» **Brief**
Transcribe the listing verbatim. Do not carry over any pictures.

» **Material provided**
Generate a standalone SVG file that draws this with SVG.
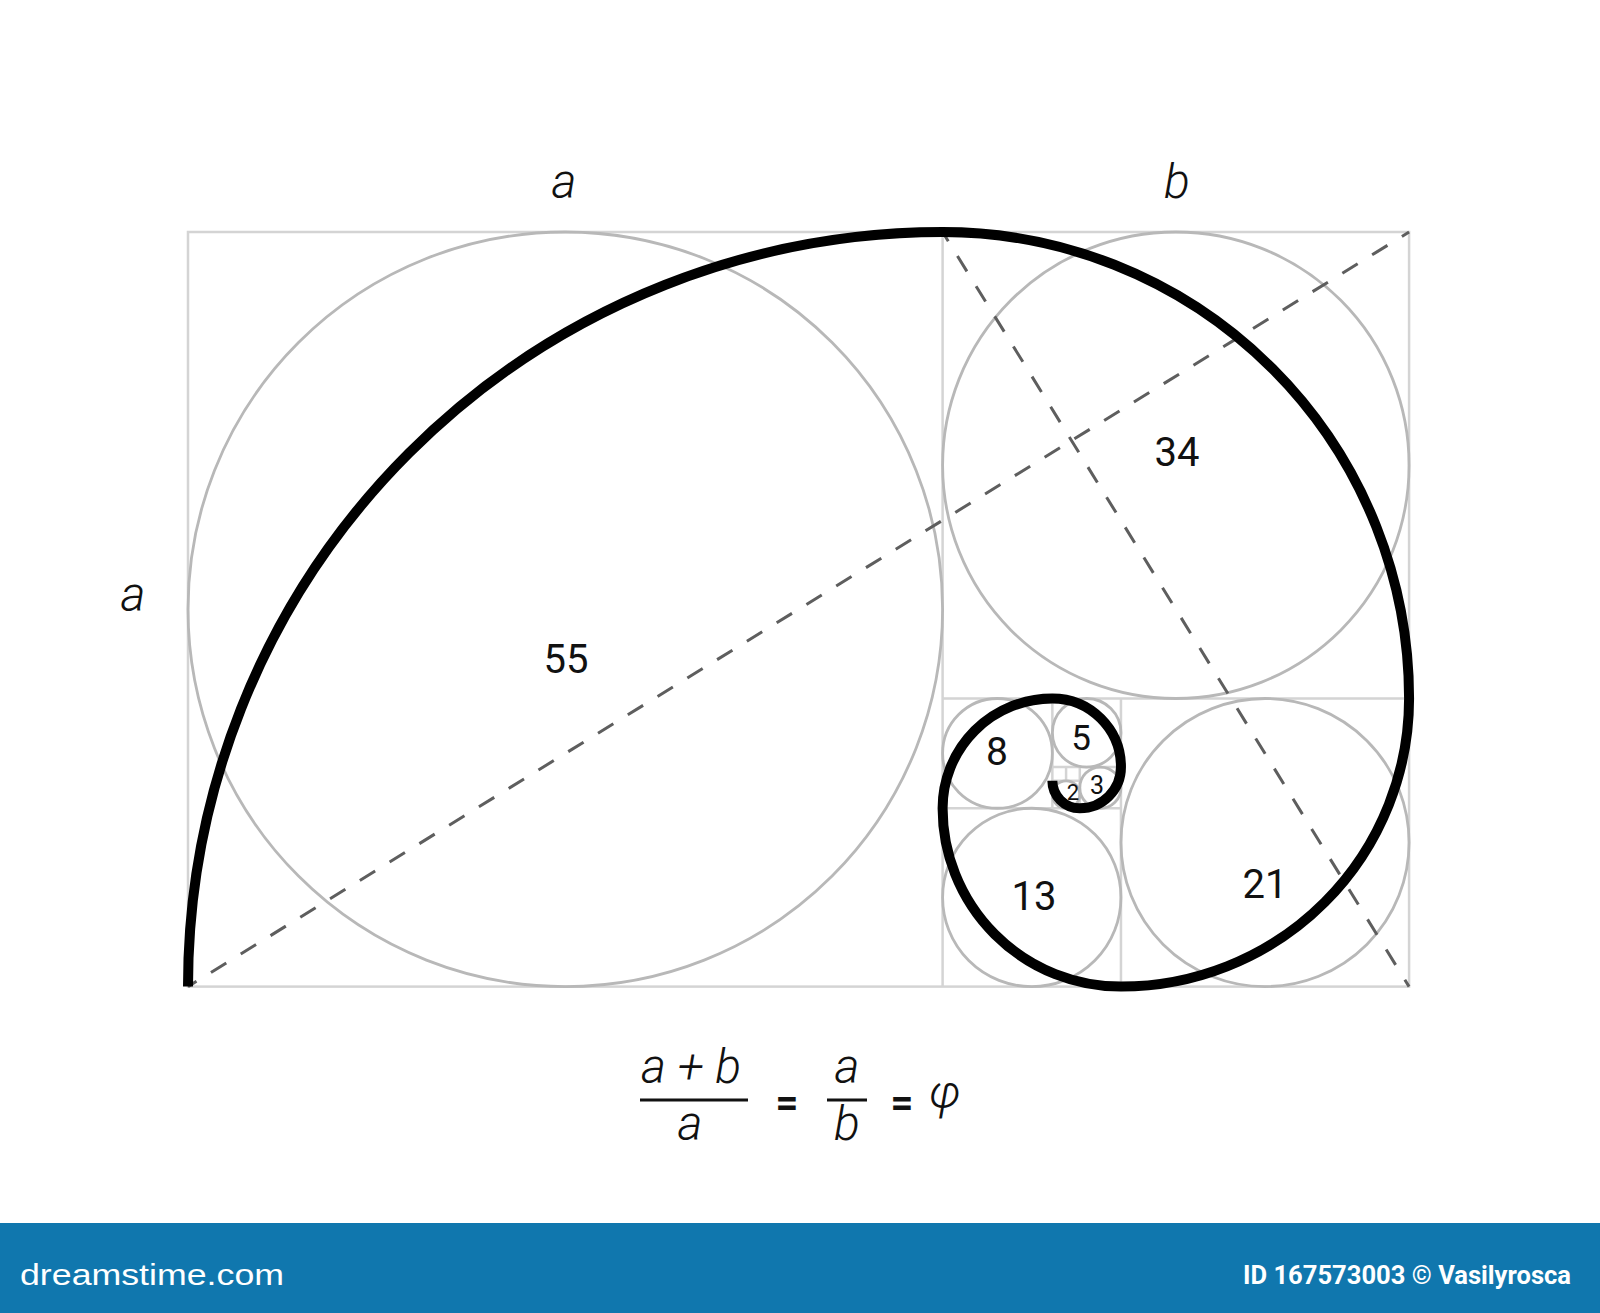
<svg xmlns="http://www.w3.org/2000/svg" width="1600" height="1313" viewBox="0 0 1600 1313">
<style>
.grid{fill:none;stroke:#d4d4d4;stroke-width:2.5}
.circ{fill:none;stroke:#b8b8b8;stroke-width:2.8}
.dash{fill:none;stroke:#5e5e5e;stroke-width:3}
.spiral{fill:none;stroke:#000;stroke-width:10;stroke-linecap:butt}
.num{font-family:Roboto,"Liberation Sans",sans-serif;font-weight:400;fill:#111;text-anchor:middle}
.var{font-family:Roboto,"Liberation Sans",sans-serif;font-weight:300;font-style:italic;fill:#111;text-anchor:middle;font-size:48px}
.eq{font-family:Roboto,"Liberation Sans",sans-serif;font-weight:300;font-style:italic;fill:#111;text-anchor:middle;font-size:48px}
.op{font-family:Roboto,"Liberation Sans",sans-serif;font-weight:700;fill:#111;text-anchor:middle;font-size:40px}
.bar{stroke:#111;stroke-width:3}
</style>
<rect width="1600" height="1313" fill="#fff"/>
<g id="grid">
<rect class="grid" x="188" y="232" width="1221.08" height="754.6"/>
<path class="grid" d="M942.6 232V986.6M942.6 698.48H1409.08M1120.96 698.48V986.6M942.6 808.24H1120.96M1052.36 698.48V808.24M1052.36 767.08H1120.96M1079.8 767.08V808.24M1052.36 780.8H1079.8M1066.08 767.08V780.8"/>
</g>
<g id="sq55"><circle class="circ" cx="565.3" cy="609.3" r="377.3"/><text class="num" x="566" y="673" font-size="40">55</text></g>
<g id="sq34"><circle class="circ" cx="1175.84" cy="465.24" r="233.24"/><text class="num" x="1177" y="466" font-size="40">34</text></g>
<g id="sq21"><circle class="circ" cx="1265.02" cy="842.54" r="144.06"/><text class="num" x="1265" y="898" font-size="40">21</text></g>
<g id="sq13"><circle class="circ" cx="1031.78" cy="897.42" r="89.18"/><text class="num" x="1034" y="910" font-size="40">13</text></g>
<g id="sq8"><circle class="circ" cx="997.48" cy="753.36" r="54.88"/><text class="num" x="997" y="765" font-size="39">8</text></g>
<g id="sq5"><circle class="circ" cx="1086.66" cy="732.78" r="34.3"/><text class="num" x="1081" y="750" font-size="35">5</text></g>
<g id="sq3"><circle class="circ" cx="1100.38" cy="787.66" r="20.58"/><text class="num" x="1097" y="794" font-size="25">3</text></g>
<g id="sq2"><circle class="circ" cx="1066.08" cy="794.52" r="13.72"/><text class="num" x="1073" y="800" font-size="22">2</text></g>
<g id="connectors">
<line class="dash" x1="188" y1="986.6" x2="1409.08" y2="232" stroke-dasharray="18 17" stroke-dashoffset="8"/>
<line class="dash" x1="942.6" y1="232" x2="1409.08" y2="986.6" stroke-dasharray="18 17.45" stroke-dashoffset="7.2"/>
<path class="spiral" d="M188 986.6A754.6 754.6 0 0 1 942.6 232A466.48 466.48 0 0 1 1409.08 698.48A288.12 288.12 0 0 1 1120.96 986.6A178.36 178.36 0 0 1 942.6 808.24A109.76 109.76 0 0 1 1052.36 698.48A68.6 68.6 0 0 1 1120.96 767.08A41.16 41.16 0 0 1 1079.8 808.24A27.44 27.44 0 0 1 1052.36 780.8"/>
</g>
<g id="labels">
<text class="var" x="564" y="198">a</text>
<text class="var" x="1177" y="198">b</text>
<text class="var" x="133" y="611">a</text>
</g>
<g id="formula">
<text class="eq" x="691" y="1083">a + b</text>
<line class="bar" x1="640" y1="1100" x2="748" y2="1100"/>
<text class="eq" x="690" y="1140">a</text>
<text class="op" x="787" y="1116">=</text>
<text class="eq" x="847" y="1083">a</text>
<line class="bar" x1="827" y1="1100" x2="867" y2="1100"/>
<text class="eq" x="847" y="1140">b</text>
<text class="op" x="902" y="1116">=</text>
<text class="eq" x="945" y="1108">φ</text>
</g>
<g id="banner">
<rect x="0" y="1223" width="1600" height="90" fill="#1077ae"/>
<text x="20" y="1285" font-family="'Liberation Sans',sans-serif" font-size="30" fill="#fff" textLength="264" lengthAdjust="spacingAndGlyphs">dreamstime.com</text>
<text x="1243" y="1284" font-family="Roboto,'Liberation Sans',sans-serif" font-weight="700" font-size="26" fill="#fff" textLength="328" lengthAdjust="spacingAndGlyphs">ID 167573003 © Vasilyrosca</text>
</g>
</svg>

» **Answer for this exercise**
Generate a standalone SVG file that draws this with SVG.
<svg xmlns="http://www.w3.org/2000/svg" width="1600" height="1313" viewBox="0 0 1600 1313">
<style>
.grid{fill:none;stroke:#d4d4d4;stroke-width:2.5}
.circ{fill:none;stroke:#b8b8b8;stroke-width:2.8}
.dash{fill:none;stroke:#5e5e5e;stroke-width:3}
.spiral{fill:none;stroke:#000;stroke-width:10;stroke-linecap:butt}
.num{font-family:Roboto,"Liberation Sans",sans-serif;font-weight:400;fill:#111;text-anchor:middle}
.var{font-family:Roboto,"Liberation Sans",sans-serif;font-weight:300;font-style:italic;fill:#111;text-anchor:middle;font-size:48px}
.eq{font-family:Roboto,"Liberation Sans",sans-serif;font-weight:300;font-style:italic;fill:#111;text-anchor:middle;font-size:48px}
.op{font-family:Roboto,"Liberation Sans",sans-serif;font-weight:700;fill:#111;text-anchor:middle;font-size:40px}
.bar{stroke:#111;stroke-width:3}
</style>
<rect width="1600" height="1313" fill="#fff"/>
<g id="grid">
<rect class="grid" x="188" y="232" width="1221.08" height="754.6"/>
<path class="grid" d="M942.6 232V986.6M942.6 698.48H1409.08M1120.96 698.48V986.6M942.6 808.24H1120.96M1052.36 698.48V808.24M1052.36 767.08H1120.96M1079.8 767.08V808.24M1052.36 780.8H1079.8M1066.08 767.08V780.8"/>
</g>
<g id="sq55"><circle class="circ" cx="565.3" cy="609.3" r="377.3"/><text class="num" x="566" y="673" font-size="40">55</text></g>
<g id="sq34"><circle class="circ" cx="1175.84" cy="465.24" r="233.24"/><text class="num" x="1177" y="466" font-size="40">34</text></g>
<g id="sq21"><circle class="circ" cx="1265.02" cy="842.54" r="144.06"/><text class="num" x="1265" y="898" font-size="40">21</text></g>
<g id="sq13"><circle class="circ" cx="1031.78" cy="897.42" r="89.18"/><text class="num" x="1034" y="910" font-size="40">13</text></g>
<g id="sq8"><circle class="circ" cx="997.48" cy="753.36" r="54.88"/><text class="num" x="997" y="765" font-size="39">8</text></g>
<g id="sq5"><circle class="circ" cx="1086.66" cy="732.78" r="34.3"/><text class="num" x="1081" y="750" font-size="35">5</text></g>
<g id="sq3"><circle class="circ" cx="1100.38" cy="787.66" r="20.58"/><text class="num" x="1097" y="794" font-size="25">3</text></g>
<g id="sq2"><circle class="circ" cx="1066.08" cy="794.52" r="13.72"/><text class="num" x="1073" y="800" font-size="22">2</text></g>
<g id="connectors">
<line class="dash" x1="188" y1="986.6" x2="1409.08" y2="232" stroke-dasharray="18 17" stroke-dashoffset="8"/>
<line class="dash" x1="942.6" y1="232" x2="1409.08" y2="986.6" stroke-dasharray="18 17.45" stroke-dashoffset="7.2"/>
<path class="spiral" d="M188 986.6A754.6 754.6 0 0 1 942.6 232A466.48 466.48 0 0 1 1409.08 698.48A288.12 288.12 0 0 1 1120.96 986.6A178.36 178.36 0 0 1 942.6 808.24A109.76 109.76 0 0 1 1052.36 698.48A68.6 68.6 0 0 1 1120.96 767.08A41.16 41.16 0 0 1 1079.8 808.24A27.44 27.44 0 0 1 1052.36 780.8"/>
</g>
<g id="labels">
<text class="var" x="564" y="198">a</text>
<text class="var" x="1177" y="198">b</text>
<text class="var" x="133" y="611">a</text>
</g>
<g id="formula">
<text class="eq" x="691" y="1083">a + b</text>
<line class="bar" x1="640" y1="1100" x2="748" y2="1100"/>
<text class="eq" x="690" y="1140">a</text>
<text class="op" x="787" y="1116">=</text>
<text class="eq" x="847" y="1083">a</text>
<line class="bar" x1="827" y1="1100" x2="867" y2="1100"/>
<text class="eq" x="847" y="1140">b</text>
<text class="op" x="902" y="1116">=</text>
<text class="eq" x="945" y="1108">φ</text>
</g>
<g id="banner">
<rect x="0" y="1223" width="1600" height="90" fill="#1077ae"/>
<text x="20" y="1285" font-family="'Liberation Sans',sans-serif" font-size="30" fill="#fff" textLength="264" lengthAdjust="spacingAndGlyphs">dreamstime.com</text>
<text x="1243" y="1284" font-family="Roboto,'Liberation Sans',sans-serif" font-weight="700" font-size="26" fill="#fff" textLength="328" lengthAdjust="spacingAndGlyphs">ID 167573003 © Vasilyrosca</text>
</g>
</svg>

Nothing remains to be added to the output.